JAKARTA — Demi mencapai target bauran energi baru terbarukan (EBT) 23% pada 2025 mendatang, Indonesia butuh investasi yang besar, tak tanggung-tanggung angkanya diperkirakan mencapai US$ 30 miliar atau sekitar Rp 423 triliun (asumsi kurs Rp 14.100 per US$).
Hal tersebut disampaikan oleh Direktur Eksekutif Institute for Essential Services Reform (IESR) Fabby Tumiwa saat wawancara bersama CNBC Indonesia, Senin (30/11/2020).
Fabby menjelaskan perkiraan nilai investasi tersebut dengan asumsi perlunya tambahan pembangkit listrik berbasis energi baru terbarukan sekitar 14-15 giga watt (GW) hingga 2025. Artinya, dalam setahun diperlukan tambahan kapasitas pembangkit listrik sekitar 3-4 GW.
Untuk mencapai penambahan kapasitas pembangkit listrik berbasis EBT sekitar 3-4 GW per tahun tersebut, imbuhnya, diperlukan investasi sekitar US$ 5-6 miliar per tahun.
“Ini artinya, untuk capai target EBT di 2025, perlu investasi US$ 30 miliar,” ungkapnya kepada CNBC Indonesia, Senin (30/11/2020).
Angka investasi yang terbilang besar itu menurutnya tidak mungkin ditanggung sendiri oleh PT PLN (Persero), sehingga diperlukan dukungan dari pihak swasta. Sementara dalam mengembangkan EBT di Indonesia menurutnya masih ada beberapa kendala yang ditemui, antara lain ketidakpastian regulasi.
“Masalah EBT di Indonesia itu adalah ketidakpastian regulasi. Kalau pemerintah bisa memperbaikinya untuk tingkatkan minat investasi, maka tidak perlu banyak insentif fiskal,” ujarnya.
Dia mengatakan, insentif fiskal diperlukan khususnya untuk pembangkit skala kecil yang dipasang di daerah tertinggal karena Indonesia cukup luas terdapat banyak kepulauan kecil.
Biaya pembangunan pembangkit EBT di pulau-pulau kecil menurutnya relatif lebih mahal dan berisiko tinggi karena rendahnya permintaan. Oleh karena itu, untuk pembangkit semacam ini agar bisa bankable, ready viewed maka menurutnya diperlukan insentif fiskal dan finansial.
“Dan ini yang harus didukung dengan perbaikan dari sisi regulasi, kepastian regulasi, kemudian baru menarik untuk investasi. Artinya, kita harus bisa bawa investasi swasta dan juga ada kepastian pengembangan infrastruktur pendukung yang lain,” paparnya.
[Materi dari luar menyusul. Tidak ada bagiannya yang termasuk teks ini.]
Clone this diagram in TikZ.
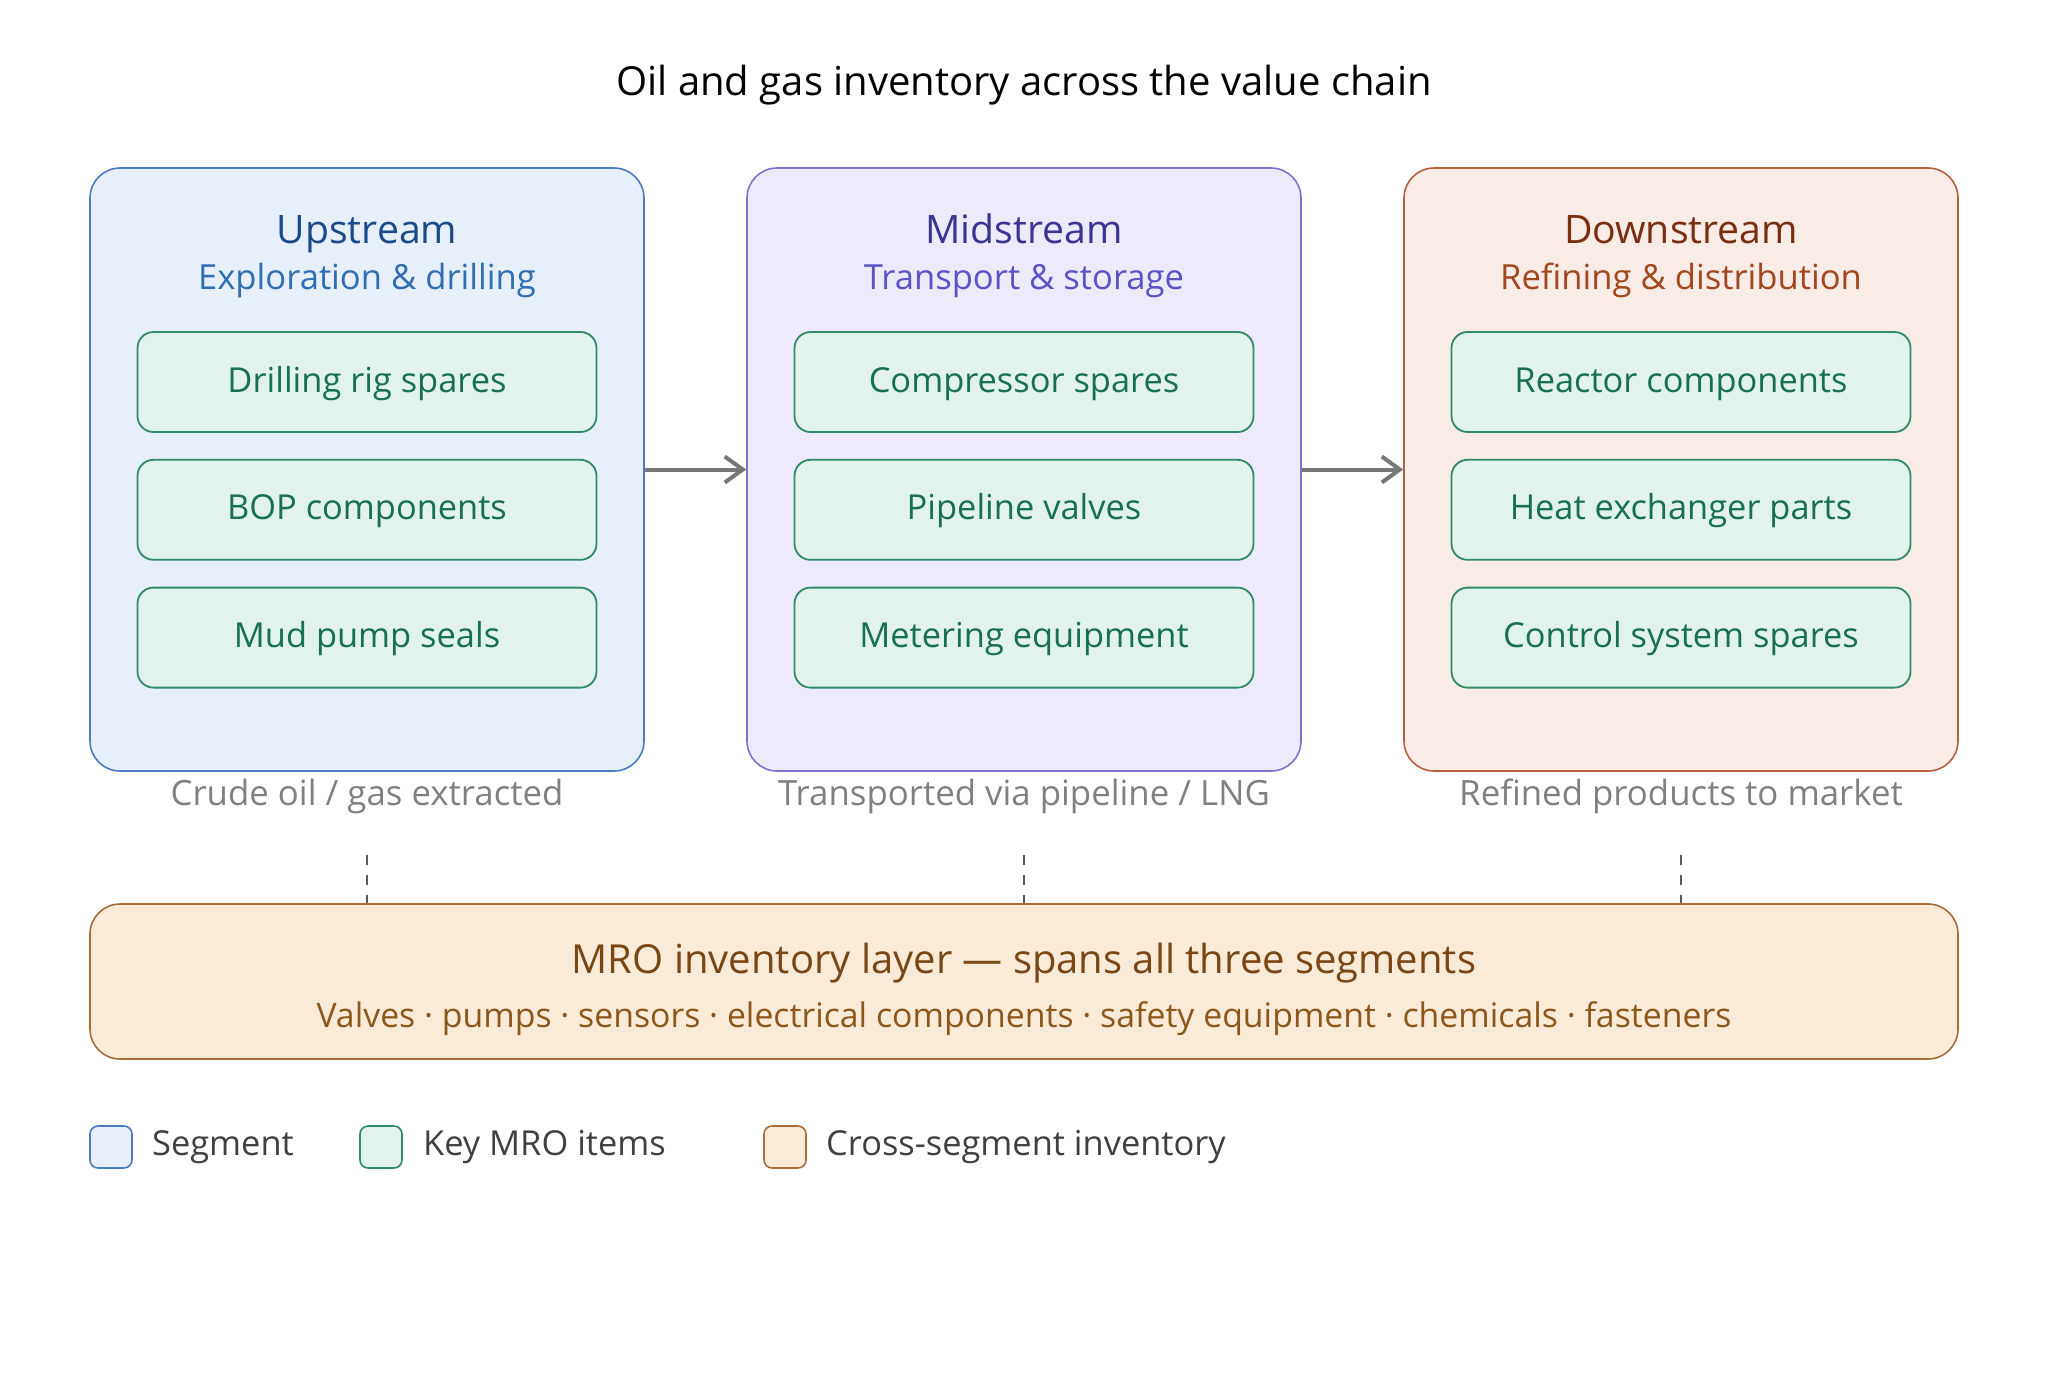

Lebih lanjut dia mengatakan insentif yang diberikan pemerintah untuk EBT ini sudah cukup banyak, seperti pembebasan pajak, tax holiday dan instrumen lain sudah ada sejak 2010.
Namun yang perlu digaris bawahi, imbuhnya, jika insentif sudah lama dikeluarkan tapi insentif tersebut ternyata tidak mampu mendongkrak investasi seperti yang diharapkan, maka perlu dilakukan evaluasi pada efektivitas pada insentif fiskal yang sudah diberikan tersebut.
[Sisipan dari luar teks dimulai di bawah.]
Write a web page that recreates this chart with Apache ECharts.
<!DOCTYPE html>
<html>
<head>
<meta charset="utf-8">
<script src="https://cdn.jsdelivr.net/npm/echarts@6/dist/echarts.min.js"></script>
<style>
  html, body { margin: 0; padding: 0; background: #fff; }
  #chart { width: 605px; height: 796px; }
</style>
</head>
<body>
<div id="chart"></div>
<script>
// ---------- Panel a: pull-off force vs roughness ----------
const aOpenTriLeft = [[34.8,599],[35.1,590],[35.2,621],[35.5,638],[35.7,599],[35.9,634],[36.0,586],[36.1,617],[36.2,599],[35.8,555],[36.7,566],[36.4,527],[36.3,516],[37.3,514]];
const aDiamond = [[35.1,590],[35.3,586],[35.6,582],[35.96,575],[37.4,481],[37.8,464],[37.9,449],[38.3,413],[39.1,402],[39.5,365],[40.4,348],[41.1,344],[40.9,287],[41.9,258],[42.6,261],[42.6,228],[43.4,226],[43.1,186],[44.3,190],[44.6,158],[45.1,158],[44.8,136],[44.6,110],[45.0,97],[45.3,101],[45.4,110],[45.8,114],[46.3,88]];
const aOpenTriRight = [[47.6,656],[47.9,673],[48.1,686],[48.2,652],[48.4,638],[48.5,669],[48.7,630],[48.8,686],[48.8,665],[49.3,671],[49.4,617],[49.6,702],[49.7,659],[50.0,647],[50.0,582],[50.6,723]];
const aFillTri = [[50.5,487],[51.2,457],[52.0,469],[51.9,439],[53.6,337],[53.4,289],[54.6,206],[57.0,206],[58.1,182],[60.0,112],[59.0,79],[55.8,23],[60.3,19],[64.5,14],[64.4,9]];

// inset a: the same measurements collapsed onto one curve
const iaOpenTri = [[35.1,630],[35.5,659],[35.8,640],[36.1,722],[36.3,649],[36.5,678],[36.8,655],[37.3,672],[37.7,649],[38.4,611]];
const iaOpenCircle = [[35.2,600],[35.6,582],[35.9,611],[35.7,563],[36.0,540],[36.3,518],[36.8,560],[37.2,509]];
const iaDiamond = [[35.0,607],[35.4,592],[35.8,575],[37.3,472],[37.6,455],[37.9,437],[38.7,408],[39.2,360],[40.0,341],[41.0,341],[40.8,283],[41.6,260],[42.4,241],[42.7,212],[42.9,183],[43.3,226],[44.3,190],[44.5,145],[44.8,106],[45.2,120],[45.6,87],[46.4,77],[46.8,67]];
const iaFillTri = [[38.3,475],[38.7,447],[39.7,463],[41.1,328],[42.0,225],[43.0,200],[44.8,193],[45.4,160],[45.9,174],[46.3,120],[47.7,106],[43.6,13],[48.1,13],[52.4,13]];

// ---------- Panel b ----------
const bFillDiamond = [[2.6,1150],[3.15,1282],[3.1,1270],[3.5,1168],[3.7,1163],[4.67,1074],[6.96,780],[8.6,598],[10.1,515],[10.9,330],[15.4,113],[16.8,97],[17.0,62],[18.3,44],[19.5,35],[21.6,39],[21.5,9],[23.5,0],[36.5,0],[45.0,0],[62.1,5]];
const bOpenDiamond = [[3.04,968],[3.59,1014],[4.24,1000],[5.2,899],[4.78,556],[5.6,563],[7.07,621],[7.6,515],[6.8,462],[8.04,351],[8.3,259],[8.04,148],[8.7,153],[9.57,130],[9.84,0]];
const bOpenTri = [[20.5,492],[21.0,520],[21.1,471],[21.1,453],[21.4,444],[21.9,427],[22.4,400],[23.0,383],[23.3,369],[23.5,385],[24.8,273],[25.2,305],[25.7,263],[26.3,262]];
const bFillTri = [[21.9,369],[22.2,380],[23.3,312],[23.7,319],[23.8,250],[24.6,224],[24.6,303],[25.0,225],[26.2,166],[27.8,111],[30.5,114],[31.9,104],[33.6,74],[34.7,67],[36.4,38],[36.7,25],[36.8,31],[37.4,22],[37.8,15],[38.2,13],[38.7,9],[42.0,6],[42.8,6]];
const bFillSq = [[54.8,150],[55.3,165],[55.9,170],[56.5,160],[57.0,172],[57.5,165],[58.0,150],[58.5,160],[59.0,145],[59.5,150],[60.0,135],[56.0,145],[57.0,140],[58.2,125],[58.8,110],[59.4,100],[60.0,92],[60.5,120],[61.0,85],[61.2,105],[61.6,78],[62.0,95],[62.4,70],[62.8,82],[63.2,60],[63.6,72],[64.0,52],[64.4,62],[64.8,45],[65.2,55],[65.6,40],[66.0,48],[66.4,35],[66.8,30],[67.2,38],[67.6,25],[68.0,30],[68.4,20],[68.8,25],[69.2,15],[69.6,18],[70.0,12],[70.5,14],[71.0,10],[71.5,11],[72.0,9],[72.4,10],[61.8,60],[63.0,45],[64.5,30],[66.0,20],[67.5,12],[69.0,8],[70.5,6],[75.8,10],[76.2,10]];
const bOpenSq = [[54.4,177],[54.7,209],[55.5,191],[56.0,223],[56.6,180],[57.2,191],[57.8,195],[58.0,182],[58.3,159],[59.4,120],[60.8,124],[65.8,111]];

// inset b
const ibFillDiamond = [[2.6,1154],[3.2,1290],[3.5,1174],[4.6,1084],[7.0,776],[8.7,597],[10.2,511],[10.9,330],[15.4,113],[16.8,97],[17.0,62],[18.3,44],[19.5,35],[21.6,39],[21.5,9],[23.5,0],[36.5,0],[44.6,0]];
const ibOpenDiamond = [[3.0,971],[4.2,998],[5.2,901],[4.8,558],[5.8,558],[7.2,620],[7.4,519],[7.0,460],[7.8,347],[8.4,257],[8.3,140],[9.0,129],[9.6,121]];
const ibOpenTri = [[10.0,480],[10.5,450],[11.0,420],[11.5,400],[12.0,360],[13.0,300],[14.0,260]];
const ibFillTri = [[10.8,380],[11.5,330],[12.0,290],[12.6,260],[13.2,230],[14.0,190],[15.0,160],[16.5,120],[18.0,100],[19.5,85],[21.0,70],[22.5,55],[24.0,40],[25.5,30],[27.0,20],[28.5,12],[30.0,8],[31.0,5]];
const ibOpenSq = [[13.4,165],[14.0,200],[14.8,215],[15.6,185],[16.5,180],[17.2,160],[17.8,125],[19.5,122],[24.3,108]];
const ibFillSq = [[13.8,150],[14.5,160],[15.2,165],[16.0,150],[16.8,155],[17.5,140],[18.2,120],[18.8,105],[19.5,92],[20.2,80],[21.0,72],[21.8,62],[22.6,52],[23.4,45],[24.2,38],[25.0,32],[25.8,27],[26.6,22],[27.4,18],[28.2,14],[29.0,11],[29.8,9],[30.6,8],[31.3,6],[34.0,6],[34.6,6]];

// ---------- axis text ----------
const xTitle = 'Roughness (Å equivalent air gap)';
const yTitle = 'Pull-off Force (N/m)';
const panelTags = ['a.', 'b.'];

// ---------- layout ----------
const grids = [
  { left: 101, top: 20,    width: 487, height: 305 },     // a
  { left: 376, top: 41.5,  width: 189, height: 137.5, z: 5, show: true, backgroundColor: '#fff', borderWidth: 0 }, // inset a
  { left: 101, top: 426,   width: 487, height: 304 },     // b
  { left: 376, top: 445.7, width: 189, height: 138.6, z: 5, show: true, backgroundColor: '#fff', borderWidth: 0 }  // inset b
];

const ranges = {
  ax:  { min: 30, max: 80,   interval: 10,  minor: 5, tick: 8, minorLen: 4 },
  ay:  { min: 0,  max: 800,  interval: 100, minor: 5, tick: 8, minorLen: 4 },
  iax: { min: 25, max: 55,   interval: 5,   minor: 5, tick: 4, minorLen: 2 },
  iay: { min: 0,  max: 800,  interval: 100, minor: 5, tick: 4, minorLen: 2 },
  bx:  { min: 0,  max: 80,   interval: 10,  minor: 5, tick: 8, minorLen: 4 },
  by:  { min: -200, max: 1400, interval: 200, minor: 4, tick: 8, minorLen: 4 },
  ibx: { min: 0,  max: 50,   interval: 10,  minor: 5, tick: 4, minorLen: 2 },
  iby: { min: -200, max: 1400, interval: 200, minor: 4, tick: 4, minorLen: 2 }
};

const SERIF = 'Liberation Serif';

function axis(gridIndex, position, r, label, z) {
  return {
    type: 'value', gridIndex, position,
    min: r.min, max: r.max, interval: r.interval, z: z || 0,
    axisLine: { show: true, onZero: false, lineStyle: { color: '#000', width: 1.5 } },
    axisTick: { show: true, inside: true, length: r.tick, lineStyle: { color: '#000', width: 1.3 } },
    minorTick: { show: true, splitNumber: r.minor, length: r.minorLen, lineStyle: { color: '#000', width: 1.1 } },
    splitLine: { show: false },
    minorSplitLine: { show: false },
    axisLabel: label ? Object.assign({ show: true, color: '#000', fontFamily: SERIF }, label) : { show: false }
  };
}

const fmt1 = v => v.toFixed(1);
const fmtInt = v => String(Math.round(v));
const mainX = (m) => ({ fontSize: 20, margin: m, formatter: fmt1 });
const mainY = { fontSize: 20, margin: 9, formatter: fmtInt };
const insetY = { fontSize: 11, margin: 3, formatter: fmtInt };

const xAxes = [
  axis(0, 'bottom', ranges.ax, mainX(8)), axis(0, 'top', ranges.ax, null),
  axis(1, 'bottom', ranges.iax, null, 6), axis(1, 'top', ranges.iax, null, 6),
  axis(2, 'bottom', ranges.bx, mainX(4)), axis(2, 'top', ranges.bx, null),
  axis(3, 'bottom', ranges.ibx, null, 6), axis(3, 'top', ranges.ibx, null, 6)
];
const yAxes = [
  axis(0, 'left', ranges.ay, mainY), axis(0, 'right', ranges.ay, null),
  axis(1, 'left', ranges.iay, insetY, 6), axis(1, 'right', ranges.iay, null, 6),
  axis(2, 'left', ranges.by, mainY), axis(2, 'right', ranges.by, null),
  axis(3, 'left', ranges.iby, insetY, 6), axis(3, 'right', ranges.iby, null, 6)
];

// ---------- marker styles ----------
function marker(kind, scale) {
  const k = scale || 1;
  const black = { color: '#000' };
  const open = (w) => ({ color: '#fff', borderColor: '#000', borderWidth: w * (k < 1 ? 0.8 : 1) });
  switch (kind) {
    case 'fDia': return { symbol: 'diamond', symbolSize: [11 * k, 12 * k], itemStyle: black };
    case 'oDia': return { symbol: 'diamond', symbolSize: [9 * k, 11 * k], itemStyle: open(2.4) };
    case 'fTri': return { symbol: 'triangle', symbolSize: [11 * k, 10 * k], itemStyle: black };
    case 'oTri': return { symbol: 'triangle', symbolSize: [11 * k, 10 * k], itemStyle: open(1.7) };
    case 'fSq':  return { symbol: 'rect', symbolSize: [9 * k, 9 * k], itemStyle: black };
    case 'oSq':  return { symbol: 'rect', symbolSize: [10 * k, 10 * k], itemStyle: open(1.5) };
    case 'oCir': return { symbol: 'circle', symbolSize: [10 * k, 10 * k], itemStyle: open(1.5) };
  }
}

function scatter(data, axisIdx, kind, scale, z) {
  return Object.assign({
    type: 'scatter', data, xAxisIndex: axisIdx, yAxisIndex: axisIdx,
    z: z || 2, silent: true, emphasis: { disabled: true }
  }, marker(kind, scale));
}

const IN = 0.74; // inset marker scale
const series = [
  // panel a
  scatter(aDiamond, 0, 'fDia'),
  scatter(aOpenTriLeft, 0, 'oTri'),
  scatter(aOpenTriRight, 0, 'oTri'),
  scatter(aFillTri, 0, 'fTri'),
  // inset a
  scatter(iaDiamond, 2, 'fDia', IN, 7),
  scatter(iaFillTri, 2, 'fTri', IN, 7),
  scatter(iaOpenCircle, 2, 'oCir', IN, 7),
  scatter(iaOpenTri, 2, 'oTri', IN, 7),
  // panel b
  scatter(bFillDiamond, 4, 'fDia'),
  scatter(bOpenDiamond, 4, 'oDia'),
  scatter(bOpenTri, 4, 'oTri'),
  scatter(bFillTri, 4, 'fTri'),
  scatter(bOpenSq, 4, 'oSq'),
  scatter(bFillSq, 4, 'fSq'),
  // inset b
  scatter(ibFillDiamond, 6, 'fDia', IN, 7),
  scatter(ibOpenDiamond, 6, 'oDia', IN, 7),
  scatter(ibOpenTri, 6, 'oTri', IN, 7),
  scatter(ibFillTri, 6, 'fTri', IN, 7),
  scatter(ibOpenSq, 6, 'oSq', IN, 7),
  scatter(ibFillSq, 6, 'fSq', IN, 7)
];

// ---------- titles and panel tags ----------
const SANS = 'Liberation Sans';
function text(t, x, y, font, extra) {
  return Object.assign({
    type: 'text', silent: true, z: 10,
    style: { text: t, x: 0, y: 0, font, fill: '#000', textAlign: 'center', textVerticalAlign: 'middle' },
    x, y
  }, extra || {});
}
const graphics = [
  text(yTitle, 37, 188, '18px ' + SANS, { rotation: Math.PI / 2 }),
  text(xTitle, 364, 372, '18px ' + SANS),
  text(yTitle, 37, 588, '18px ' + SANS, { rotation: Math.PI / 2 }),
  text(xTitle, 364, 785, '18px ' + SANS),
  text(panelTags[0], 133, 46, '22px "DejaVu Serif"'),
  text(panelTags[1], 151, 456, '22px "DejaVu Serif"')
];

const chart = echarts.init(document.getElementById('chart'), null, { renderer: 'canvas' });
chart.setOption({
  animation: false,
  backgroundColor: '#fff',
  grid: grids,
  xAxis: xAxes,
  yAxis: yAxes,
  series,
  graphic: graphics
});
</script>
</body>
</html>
“Investasi tahunan EBT hanya US$ 1 miliar, padahal kebutuhan investasi diperkirakan US$ 5-6 miliar per tahun. Apakah insentif fiskal sudah sesuai dengan risiko yang dihadapi pengembang? Apakah insentif fiskal memang dapat diakses? Apakah insentif fiskal mampu turunkan risiko yang muncul? Dan apakah memang berbagai insentif dorong investor yang berkualitas di sektor ini?” bebernya.
Melihat kondisi ini, Fabby menegaskan perlu adanya evaluasi secara lebih menyeluruh terhadap efektivitas dari berlakunya insentif ini. Dia menyebut pertumbuhan pembangkit EBT dalam lima tahun terakhir 2015-2019 hanya 400 mega watt (MW) per tahun, lebih rendah dari lima tahun sebelumnya 2010-2014 sekitar hampir 600 MW per tahun.
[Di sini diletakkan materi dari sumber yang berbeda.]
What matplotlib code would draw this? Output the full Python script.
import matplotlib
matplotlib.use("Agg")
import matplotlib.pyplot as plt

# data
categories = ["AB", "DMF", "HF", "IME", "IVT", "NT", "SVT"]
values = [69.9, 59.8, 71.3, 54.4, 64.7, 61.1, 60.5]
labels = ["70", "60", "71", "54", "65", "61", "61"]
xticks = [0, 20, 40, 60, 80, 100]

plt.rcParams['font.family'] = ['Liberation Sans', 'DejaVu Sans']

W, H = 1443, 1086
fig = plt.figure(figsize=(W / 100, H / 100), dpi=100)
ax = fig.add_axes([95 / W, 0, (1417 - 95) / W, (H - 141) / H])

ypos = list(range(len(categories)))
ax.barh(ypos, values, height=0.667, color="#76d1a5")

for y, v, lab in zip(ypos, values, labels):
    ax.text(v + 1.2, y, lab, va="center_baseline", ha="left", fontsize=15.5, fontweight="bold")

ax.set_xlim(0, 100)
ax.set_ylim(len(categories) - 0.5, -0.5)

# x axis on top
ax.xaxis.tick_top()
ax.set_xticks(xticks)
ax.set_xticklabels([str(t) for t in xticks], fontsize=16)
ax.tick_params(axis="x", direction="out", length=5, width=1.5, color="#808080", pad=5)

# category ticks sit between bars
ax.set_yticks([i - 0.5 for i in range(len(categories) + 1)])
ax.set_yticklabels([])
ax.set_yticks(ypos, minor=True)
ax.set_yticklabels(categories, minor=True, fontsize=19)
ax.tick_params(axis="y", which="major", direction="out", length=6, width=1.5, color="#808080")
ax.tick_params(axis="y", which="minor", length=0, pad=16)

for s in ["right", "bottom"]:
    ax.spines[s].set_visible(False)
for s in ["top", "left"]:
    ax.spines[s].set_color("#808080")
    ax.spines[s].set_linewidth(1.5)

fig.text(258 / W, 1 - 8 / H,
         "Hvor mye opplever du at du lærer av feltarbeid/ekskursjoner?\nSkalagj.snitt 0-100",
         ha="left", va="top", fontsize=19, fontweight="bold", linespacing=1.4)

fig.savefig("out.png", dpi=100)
Berdasarkan target Rencana Umum Energi Nasional (RUEN), penambahan kapasitas dengan asumsi pertumbuhan listrik sekitar 7%, maka kira-kira dibutuhkan pembangkit berbasis EBT 5 GW per tahun. Tapi, karena pertumbuhan listrik tidak mencapai 7%, maka pembangkit EBT yang diperlukan kira-kira menurun hanya menjadi 3-4 GW per tahun.
“Pencapaian lima tahun terakhir 400 MW, maka ini tidak terlalu efektif karena tidak bisa tarik investasi dan menarik penambahan kapasitas pembangkit yang lebih ambisius,” tuturnya.